OSWEGO, NY – Latin flair and dramatic musical storytelling comes to Oswego High School’s Robinson-Faust Theatre for the Performing Arts in the form of Andrew Lloyd Webber’s flamboyant Broadway musical ‘Evita’ February 7 and 8 at 7:30 p.m.
More than 50 high school, middle school, and elementary school students have worked tirelessly since November to perfect their singing, dancing, and characterizations.
The combination of superb scenic and costume design helps bring this epic story to life, while Webber’s iconic songs are sure to keep the audience entertained throughout both performances.
Following the harrowing rise and premature decline of Eva Peron, wife of Argentinian president Juan Peron from 1945-1952, Webber’s musical is packed with exotic tangos and exciting production numbers.
Eva Peron, known by her followers as ‘Evita,’ has continued to captivate the public imagination since her death at age of 33 through her beauty, glamorous lifestyle and ambitious character.
Manipulating her way up from the slums of Junin, Argentina, Eva Peron (Emily Hurlbutt) escapes to the thrilling nightlife of Buenos Aires via her singer-boyfriend Augustin Magaldi (Ryan Smith).
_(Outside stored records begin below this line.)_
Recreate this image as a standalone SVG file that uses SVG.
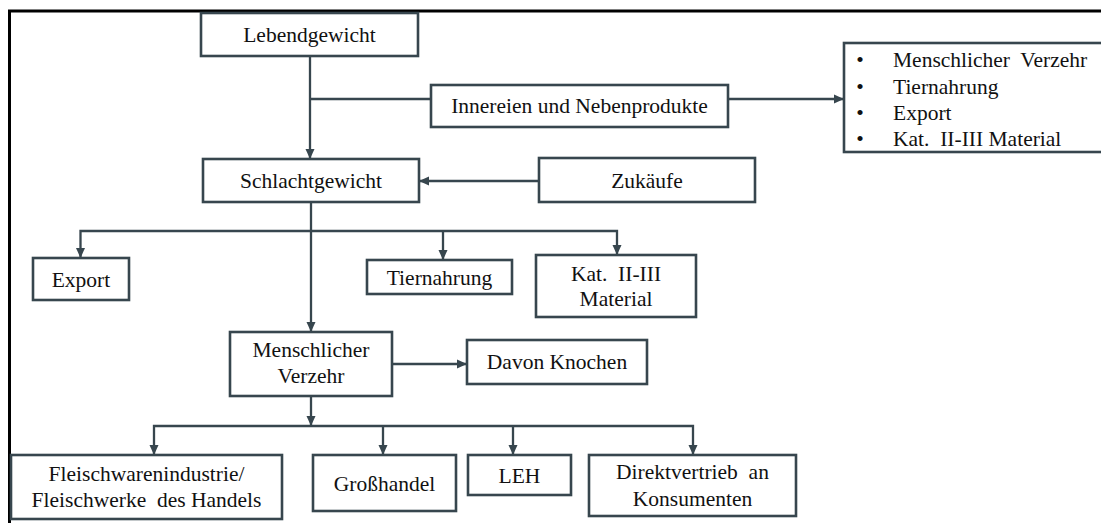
<svg xmlns="http://www.w3.org/2000/svg" width="1101" height="523" viewBox="0 0 1101 523">
  <style>
    .box { fill: #ffffff; stroke: #37464e; stroke-width: 2.6; }
    .lbl { font-family: "Liberation Serif", "Times New Roman", serif; font-size: 21.5px; fill: #111111; text-anchor: middle; }
    .lst { font-family: "Liberation Serif", "Times New Roman", serif; font-size: 21.5px; fill: #111111; }
    .con { fill: none; stroke: #37464e; stroke-width: 2.3; }
    .arr { marker-end: url(#head); }
    .frame { fill: none; stroke: #000000; stroke-width: 3; }
  </style>
  <defs>
    <marker id="head" markerUnits="userSpaceOnUse" markerWidth="10" markerHeight="10" refX="10" refY="5" orient="auto">
      <path d="M0,0.5 L10,5 L0,9.5 z" fill="#37464e"/>
    </marker>
  </defs>

  <rect width="1101" height="523" fill="#ffffff"/>

  <!-- outer frame (top and left edges) -->
  <path class="frame" d="M9.5,523 V11 H1101"/>

  <!-- connectors -->
  <g id="connectors">
    <path class="con arr" d="M310,56 V159"/>
    <path class="con" d="M310,99 H431"/>
    <path class="con arr" d="M728,99 H844"/>
    <path class="con arr" d="M539,181 H419"/>
    <path class="con arr" d="M311,202 V332"/>
    <path class="con arr" d="M311,231 H80.5 V258"/>
    <path class="con arr" d="M311,231 H617 V255"/>
    <path class="con arr" d="M443,231 V260"/>
    <path class="con arr" d="M392,364 H467"/>
    <path class="con arr" d="M311,396 V426"/>
    <path class="con arr" d="M311,426 H154 V455"/>
    <path class="con arr" d="M311,426 H693 V455"/>
    <path class="con arr" d="M383,426 V455"/>
    <path class="con arr" d="M513,426 V455"/>
  </g>

  <g id="lebendgewicht">
    <rect class="box" x="201" y="13" width="217" height="43"/>
    <text class="lbl" x="309.5" y="42">Lebendgewicht</text>
  </g>

  <g id="innereien">
    <rect class="box" x="431" y="85" width="297" height="42"/>
    <text class="lbl" x="579.5" y="113">Innereien und Nebenprodukte</text>
  </g>

  <g id="verwertung">
    <rect class="box" x="844" y="43" width="262" height="109"/>
    <text class="lst" x="860" y="67" text-anchor="middle">•</text>
    <text class="lst" x="893" y="67" xml:space="preserve">Menschlicher  Verzehr</text>
    <text class="lst" x="860" y="93.5" text-anchor="middle">•</text>
    <text class="lst" x="893" y="93.5">Tiernahrung</text>
    <text class="lst" x="860" y="120" text-anchor="middle">•</text>
    <text class="lst" x="893" y="120">Export</text>
    <text class="lst" x="860" y="146" text-anchor="middle">•</text>
    <text class="lst" x="893" y="146" xml:space="preserve">Kat.  II-III Material</text>
  </g>

  <g id="schlachtgewicht">
    <rect class="box" x="203" y="159" width="216" height="43"/>
    <text class="lbl" x="311" y="188">Schlachtgewicht</text>
  </g>

  <g id="zukaeufe">
    <rect class="box" x="539" y="158" width="216" height="44"/>
    <text class="lbl" x="647" y="188">Zukäufe</text>
  </g>

  <g id="export">
    <rect class="box" x="33" y="258" width="96" height="42"/>
    <text class="lbl" x="81" y="287">Export</text>
  </g>

  <g id="tiernahrung">
    <rect class="box" x="367" y="260" width="145" height="34"/>
    <text class="lbl" x="439.5" y="285">Tiernahrung</text>
  </g>

  <g id="material">
    <rect class="box" x="536" y="255" width="160" height="62"/>
    <text class="lbl" x="616" y="281" xml:space="preserve">Kat.  II-III</text>
    <text class="lbl" x="616" y="306">Material</text>
  </g>

  <g id="verzehr">
    <rect class="box" x="230" y="332" width="162" height="64"/>
    <text class="lbl" x="311" y="357">Menschlicher</text>
    <text class="lbl" x="311" y="383">Verzehr</text>
  </g>

  <g id="knochen">
    <rect class="box" x="467" y="340" width="180" height="44"/>
    <text class="lbl" x="557" y="369">Davon Knochen</text>
  </g>

  <g id="fleischwaren">
    <rect class="box" x="11" y="455" width="271" height="64"/>
    <text class="lbl" x="146.5" y="481">Fleischwarenindustrie/</text>
    <text class="lbl" x="146.5" y="507" xml:space="preserve">Fleischwerke  des Handels</text>
  </g>

  <g id="grosshandel">
    <rect class="box" x="313" y="455" width="143" height="56"/>
    <text class="lbl" x="384.5" y="491">Großhandel</text>
  </g>

  <g id="leh">
    <rect class="box" x="468" y="455" width="103" height="40"/>
    <text class="lbl" x="519.5" y="483">LEH</text>
  </g>

  <g id="direktvertrieb">
    <rect class="box" x="589" y="455" width="207" height="61"/>
    <text class="lbl" x="692.5" y="479" xml:space="preserve">Direktvertrieb  an</text>
    <text class="lbl" x="692.5" y="506">Konsumenten</text>
  </g>
</svg>
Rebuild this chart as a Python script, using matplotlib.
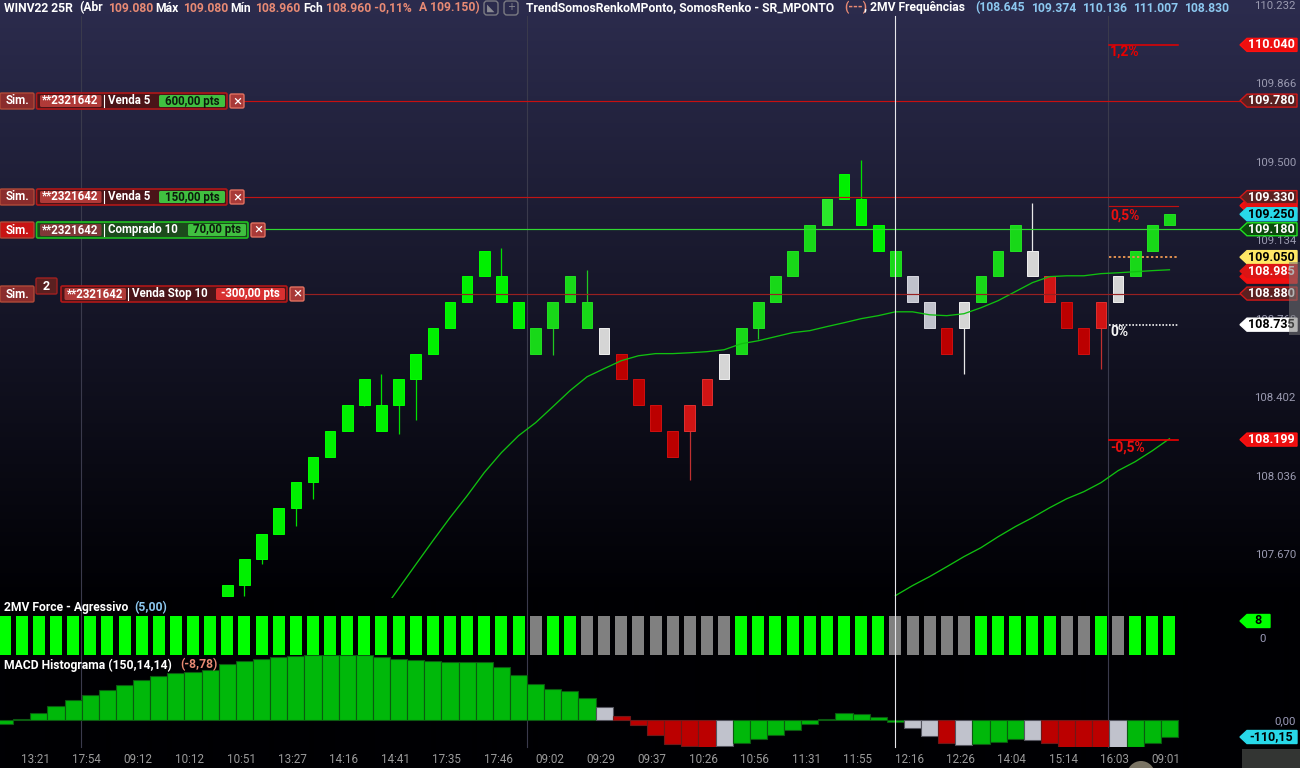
import numpy as np
import matplotlib
matplotlib.use('Agg')
import matplotlib.pyplot as plt
from matplotlib.patches import FancyBboxPatch, Polygon, Rectangle, Circle
from matplotlib.transforms import ScaledTranslation

plt.rcParams['font.family'] = ['Roboto', 'DejaVu Sans']

W, H = 1300, 768

# ---------- data ----------
candle_low = [107.47,107.52,107.64,107.76,107.88,108.00,108.12,108.24,108.36,108.24,108.36,108.48,108.60,108.72,108.84,108.96,
              108.84,108.72,108.60,108.72,108.84,108.72,108.60,108.48,108.36,108.24,108.12,108.24,108.36,108.48,108.60,108.72,
              108.84,108.96,109.08,109.20,109.32,109.20,109.08,108.96,108.84,108.72,108.60,108.72,108.84,108.96,109.08,108.96,
              108.84,108.72,108.60,108.72,108.84,108.96,109.08,109.20]
candle_high = [107.52,107.64,107.76,107.88,108.00,108.12,108.24,108.36,108.48,108.36,108.48,108.60,108.72,108.84,108.96,109.08,
               108.96,108.84,108.72,108.84,108.96,108.84,108.72,108.60,108.48,108.36,108.24,108.36,108.48,108.60,108.72,108.84,
               108.96,109.08,109.20,109.32,109.44,109.32,109.20,109.08,108.96,108.84,108.72,108.84,108.96,109.08,109.20,109.08,
               108.96,108.84,108.72,108.84,108.96,109.08,109.20,109.25]
candle_kind = ['G']*18 + ['d']*4 + ['w'] + ['r']*4 + ['R','R','w'] + ['d']*5 + ['e','G','G','G','d','l','l','r','w',
               'd','d','d','w','R','r','r','R','w','d','d','d']
wick_top = {9:108.506, 16:109.094, 21:108.991, 37:109.504, 47:109.304}
wick_bottom = {1:107.47, 2:107.617, 4:107.794, 5:107.92, 8:108.358, 10:108.226, 11:108.289, 19:108.592,
               27:108.009, 31:108.67, 43:108.506, 51:108.53}

ma_fast_index = list(range(9, 56))
ma_fast = [107.392,107.504,107.616,107.727,107.835,107.937,108.045,108.138,108.217,108.278,108.352,108.427,
           108.492,108.530,108.567,108.590,108.600,108.600,108.604,108.609,108.618,108.646,108.660,108.679,
           108.698,108.707,108.726,108.744,108.763,108.777,108.795,108.795,108.781,108.777,108.786,108.814,
           108.847,108.889,108.931,108.959,108.963,108.963,108.973,108.977,108.982,108.987,108.991]
ma_slow_index = list(range(39, 56))
ma_slow = [107.471,107.518,107.560,107.606,107.653,107.695,107.746,107.793,107.835,107.881,107.923,107.956,
           107.998,108.054,108.096,108.147,108.203]

force_index = list(range(-13, 56))
force_state = [1]*31 + [0,1,1,0,0,0,0,0,0,0,0,0] + [1]*9 + [0]*5 + [1]*5 + [0,0,1,0,1,1,1]

macd_values = [-20,13,51,93,133,167,200,233,266,293,313,320,333,373,393,406,420,426,433,435,435,435,420,406,400,393,
               386,386,386,353,300,240,206,193,147,87,33,-33,-93,-153,-171,-190,-167,-147,-120,-93,-60,-20,13,47,40,20,
               -13,-53,-100,-147,-160,-153,-140,-120,-127,-147,-190,-190,-190,-190,-173,-147,-110.15]
macd_kind = ['g']*35 + ['w'] + ['r']*6 + ['w'] + ['g']*10 + ['w','w','r','w','g','g','g','w','r','r','r','r','w','g','g','g']

price_ticks = [110.232,109.866,109.5,109.134,108.768,108.402,108.036,107.67]
time_labels = ['13:21','17:54','09:12','10:12','10:51','13:27','14:16','14:41','17:35','17:46','09:02','09:29',
               '09:37','10:26','10:56','11:31','11:55','12:16','12:26','14:04','15:14','16:03','09:01']
time_index = list(range(-11, 56, 3))
order_levels = [109.78, 109.33, 109.18, 108.88]
fib_levels = [110.04, 109.29, 109.05, 108.735, 108.199]

# ---------- scales ----------
X0, DX = 227.3, 17.13
xlim = ((0 - X0) / DX, (W - X0) / DX)
P_SLOPE = 0.004664
Y_SHIFT = 1.3 * P_SLOPE
ylim_main = (110.232 - 593 * P_SLOPE - Y_SHIFT, 110.232 + 5 * P_SLOPE - Y_SHIFT)

fig = plt.figure(figsize=(W / 100, H / 100), dpi=100, facecolor='#000003')

def panel(top, bottom, z):
    a = fig.add_axes([0, 1 - bottom / H, 1, (bottom - top) / H], zorder=z)
    a.patch.set_alpha(0)
    for s in a.spines.values():
        s.set_visible(False)
    a.set_xlim(*xlim)
    return a

# background gradient
bg = fig.add_axes([0, 0, 1, 1], zorder=0)
bg.set_axis_off()
bg.set_xlim(0, W); bg.set_ylim(H, 0)
t = np.clip(np.arange(H) / 600.0, 0, 1)[:, None, None]
c0 = np.array([0x2c, 0x2c, 0x4e])[None, None, :] / 255
c1 = np.array([0x00, 0x00, 0x03])[None, None, :] / 255
bg.imshow(c0 * (1 - t) + c1 * t, extent=(0, W, H, 0), aspect='auto', interpolation='bilinear')
for px in (81, 527, 1108):
    bg.plot([px, px], [16, 747], color='#3a3a4c', lw=0.8)

# ---------- main panel ----------
ax = panel(0, 598, 2)
ax.set_ylim(*ylim_main)
KIND = {'G': ('#00f000', '#00ff00'), 'd': ('#18d818', '#22e022'), 'e': ('#2ae82a', '#30f030'),
        'w': ('#d5d5d5', '#f0f0f0'), 'l': ('#c0c2cc', '#d8d8e0'), 'r': ('#bb0000', '#d01010'),
        'R': ('#d01414', '#e03030')}
WICK = {'G': '#00e000', 'd': '#20c820', 'e': '#20c820', 'w': '#e8e8e8', 'l': '#d0d0d8', 'r': '#c03030', 'R': '#c03030'}
for i in range(len(candle_low)):
    k = candle_kind[i]
    if i in wick_top:
        ax.vlines(i, candle_high[i], wick_top[i], color=WICK[k], lw=0.9, zorder=2)
    if i in wick_bottom:
        ax.vlines(i, wick_bottom[i], candle_low[i], color=WICK[k], lw=0.9, zorder=2)
    ax.bar(i, candle_high[i] - candle_low[i], bottom=candle_low[i], width=0.62,
           color=KIND[k][0], edgecolor=KIND[k][1], linewidth=0.7, zorder=3)
ax.plot(ma_fast_index, ma_fast, color='#10c010', lw=0.95, zorder=4)
ax.plot(ma_slow_index, ma_slow, color='#10c010', lw=0.95, zorder=4)

ORDER_X = [(244, '#c81010', 0.85), (244, '#c01414', 0.85), (264, '#30d830', 0.85), (305, '#982020', 0.85)]
for lvl, (xs, col, lw) in zip(order_levels, ORDER_X):
    ax.plot([(xs - X0) / DX, (1242 - X0) / DX], [lvl, lvl], color=col, lw=lw, zorder=5)
FIB_ST = [('#e80000', '-', 1.1), ('#c01010', '-', 0.85), ('#e09050', (0, (1.2, 1.2)), 1.4),
          ('#f0f0f0', (0, (1, 1)), 1.2), ('#f00000', '-', 1.2)]
for lvl, (col, ls, lw) in zip(fib_levels, FIB_ST):
    ax.plot([51.5, 55.5], [lvl, lvl], color=col, ls=ls, lw=lw, zorder=5)

ax.yaxis.tick_right()
ax.set_yticks(price_ticks)
ax.set_yticklabels([f'{v:.3f}' for v in price_ticks], color='#9a9ab0', fontsize=8.2, ha='right')
ax.tick_params(axis='y', length=0, pad=-3)
ax.set_xticks([])
for lbl in ax.get_yticklabels():
    lbl.set_transform(lbl.get_transform() + ScaledTranslation(0, -1.3 / 100, fig.dpi_scale_trans))

# ---------- force panel ----------
fx = panel(616, 655, 2)
fx.set_ylim(0, 1)
fx.bar(force_index, [1] * len(force_index), width=12 / DX,
       color=['#00ff00' if s else '#808080' for s in force_state], linewidth=0)
fx.set_xticks([]); fx.set_yticks([])

# ---------- MACD panel ----------
mx = panel(655, 747, 2)
mx.set_ylim(-176, 435)
MC = {'g': ('#00b80a', '#0b5a10'), 'r': ('#bb0000', '#701818'), 'w': ('#c0c2cc', '#55555f')}
mx.bar(force_index, macd_values, width=1.0, color=[MC[k][0] for k in macd_kind],
       edgecolor=[MC[k][1] for k in macd_kind], linewidth=0.8)
mx.set_xticks(np.array(time_index) - 0.2)
mx.set_xticklabels(time_labels, color='#9a9a9a', fontsize=8.4)
mx.tick_params(axis='x', length=0, pad=4)
mx.yaxis.tick_right()
mx.set_yticks([0])
mx.set_yticklabels(['0,00'], color='#9a9ab8', fontsize=8.2, ha='right')
mx.tick_params(axis='y', length=0, pad=-3)

# ---------- overlay in screen pixels ----------
ui = fig.add_axes([0, 0, 1, 1], zorder=5)
ui.set_axis_off(); ui.patch.set_alpha(0)
ui.set_xlim(0, W); ui.set_ylim(H, 0)

def py(price):
    return H - ax.transData.transform((0, price))[1]

def txt(x, y, s, color='white', size=8.7, weight='bold', ha='left', z=12):
    ui.text(x, y, s, color=color, fontsize=size, fontweight=weight, ha=ha, va='center', zorder=z)

def box(x0, x1, y0, y1, fc, ec, lw=1.0, z=8, r=1.5):
    ui.add_patch(FancyBboxPatch((x0 + r, y0 + r), x1 - x0 - 2 * r, y1 - y0 - 2 * r, boxstyle=f'round,pad={r},rounding_size={r}',
                                fc=fc, ec=ec, lw=lw, zorder=z, mutation_aspect=1))

ui.plot([895, 895], [16, 747], color='#e6e6ea', lw=0.8, zorder=6)

SAL = '#e88a74'; BLU = '#8cc8f0'
HY = 8
for x, s, c in [(4, 'WINV22 25R', 'white'), (79, '(Abr', 'white'), (108, '109.080', SAL), (155, 'Máx', 'white'), (183, '109.080', SAL),
                (230, 'Mín', 'white'), (255, '108.960', SAL), (303, 'Fch', 'white'), (325.5, '108.960 -0,11%', SAL),
                (419, 'A 109.150)', SAL), (526.5, 'TrendSomosRenkoMPonto, SomosRenko - SR_MPONTO', 'white'),
                (844, '(---)', SAL), (864, ', 2MV Frequências', 'white'), (975, '(108.645', BLU),
                (1030.6, '109.374', BLU), (1081.6, '110.136', BLU), (1133, '111.007', BLU), (1184.4, '108.830', BLU)]:
    txt(x, HY, s, c)
for bx, sym in [(491, '◣'), (511, '+')]:
    box(bx - 7, bx + 7, 1, 15, 'none', '#7a7a82', 1.0, r=3)
    ui.text(bx, 7.5, sym, color='#8a8a92', fontsize=7, ha='center', va='center', zorder=12, family='DejaVu Sans')

txt(4, 607.5, '2MV Force - Agressivo'); txt(134, 607.5, '(5,00)', BLU)
txt(4, 665, 'MACD Histograma (150,14,14)'); txt(180, 665, '(-8,78)', SAL)

FIB_TXT = [(1110, 51.5, '1,2%', '#e80000'), (1110, 215.5, '0,5%', '#e81010'), (1110, 332, '0%', '#f4f4f4'), (1110, 448, '-0,5%', '#e81010')]
for x, y, s, c in FIB_TXT:
    txt(x, y, s, c, size=10)

# order tickets
def order(y, sim_fc, main_x, main_end, main_fc, main_ec, id_fc, label, pts, pts_x0, pts_fc, pts_tc):
    box(0, 34, y - 8, y + 8, sim_fc, '#b04a38', 1.0)
    txt(17, y, 'Sim.', size=8.4, ha='center')
    box(main_x, main_end, y - 8, y + 8, main_fc, main_ec, 1.2)
    box(main_x + 3.5, main_x + 65, y - 6, y + 6, id_fc, 'none', 0, z=9)
    txt(main_x + 34, y, '**2321642', size=8.3, ha='center')
    ui.plot([main_x + 67, main_x + 67], [y - 6, y + 6], color='white', lw=0.8, zorder=10)
    txt(main_x + 71, y, label, size=8.3)
    box(pts_x0, main_end - 2, y - 6, y + 6, pts_fc, 'none', 0, z=9)
    txt((pts_x0 + main_end - 2) / 2, y, pts, pts_tc, size=8.3, ha='center')
    bx = main_end + 3
    box(bx, bx + 14, y - 7, y + 7, '#a83a38', '#e07060', 1.0)
    txt(bx + 7, y, '×', size=11, ha='center', weight='normal')

order(101, '#8a2c2c', 36.5, 227, '#4a1418', '#b01818', '#b03a38', 'Venda 5', '600,00 pts', 159, '#40c040', '#0c1c0c')
order(197, '#8a2c2c', 36.5, 227, '#4a1418', '#b01818', '#b03a38', 'Venda 5', '150,00 pts', 159, '#40c040', '#0c1c0c')
order(230, '#c81414', 36.5, 248, '#1c4a1c', '#20c020', '#803838', 'Comprado 10', '70,00 pts', 188, '#40c040', '#0c1c0c')
order(294, '#8a2c2c', 61, 287, '#4a1418', '#b01818', '#b03a38', 'Venda Stop 10', '-300,00 pts', 216, '#d83030', 'white')
box(36, 57, 278, 294, '#5a2020', '#a02020', 1.0)
txt(46.5, 286, '2', size=9, ha='center')

# price tags
def tag(y, s, fc, ec, tc, x0=1240, x1=1297, z=8, h=6.5, size=9.0):
    ui.add_patch(Polygon([(x0, y), (x0 + 7, y - h), (x1, y - h), (x1, y + h), (x0 + 7, y + h)], closed=True,
                         fc=fc, ec=ec, lw=1.0, zorder=z))
    ui.text((x0 + x1 + 6) / 2, y, s, color=tc, fontsize=size, fontweight='bold', ha='center', va='center', zorder=z)

tag(py(109.29), '', '#e81010', '#ff1010', 'white', z=8)
tag(py(108.959), '', '#f01010', '#f01010', 'white', z=8)
tag(py(110.04), '110.040', '#ee0f0f', '#ff1010', 'white', z=9)
tag(py(109.78), '109.780', '#5a2020', '#d01818', 'white', z=9)
tag(py(109.33), '109.330', '#5a2020', '#d01818', 'white', z=9)
tag(py(109.25), '109.250', '#28d8e8', '#28d8e8', 'black', z=9)
tag(py(109.18), '109.180', '#0c4a0c', '#20e020', 'white', z=9)
tag(py(109.05), '109.050', '#ffe866', '#ffe866', 'black', z=9)
tag(py(108.985), '108.985', '#dc1414', '#dc1414', 'white', z=9)
tag(py(108.88), '108.880', '#5a2020', '#d01818', 'white', z=9)
tag(py(108.735), '108.735', '#ffffff', '#ffffff', 'black', z=9)
tag(py(108.199), '108.199', '#ee0f0f', '#ff1010', 'white', z=9)
tag(621, '8', '#00ff00', '#00ff00', 'black', x0=1240, x1=1270, z=9, h=6.5)
ui.text(1265.5, 639, '0', color='#9a9ab8', fontsize=8.2, ha='right', va='center', zorder=9)
tag(737, '-110,15', '#28d8e8', '#28d8e8', 'black', z=9)

# screen clutter
ui.add_patch(Rectangle((1289, 262), 11, 73, fc='#777777', ec='none', alpha=0.55, zorder=13))
ui.add_patch(Rectangle((1242, 749), 58, 19, fc='#333533', ec='none', zorder=13))
ui.add_patch(Circle((1141, 775), 14, fc='#7a7464', ec='none', zorder=13))

fig.savefig('out.png', dpi=100, facecolor=fig.get_facecolor())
Here she makes a name for herself as a radio star-turned-film actress before meeting Colonel Peron (Tyme Baez) at a charity concert.
Guiding his tenuous political endeavors, Eva joins Peron in courting the vote of the nations’ poor. Securing the presidency brings Eva to the Casa Rosada, the presidential palace, and from the balcony she sings the famous song “Don’t Cry for Me, Argentina.”
Among the cheering crowd glowers Che (Matt Spaulding), one of the descamisados who voices opposition to the seemingly wasteful spending of the Perons.
A European tour is planned and Eva wings her way through the continent, finding both admiration and loathing from the citizens of Italy, Spain, and France.
She works with a vengeance to expel the hated English aristocracy from Argentina and consolidates wealth in her Foundation Eva Peron which caters to the poor.
As her influence grows, so does her ambition. She reaches desperately for the title of vice president as her body shows signs of distress; she is diagnosed with cancer.
The Argentinian military rejects her desires for a political title and she bids farewell to her people in a final radio broadcast.
Following her death, Peron would be forced from office, having lost the connection to the people; something she had always provided to his campaign.
Garrett Heater directs and Robert Dumas music directs, with choreography by Andrea Colabufo.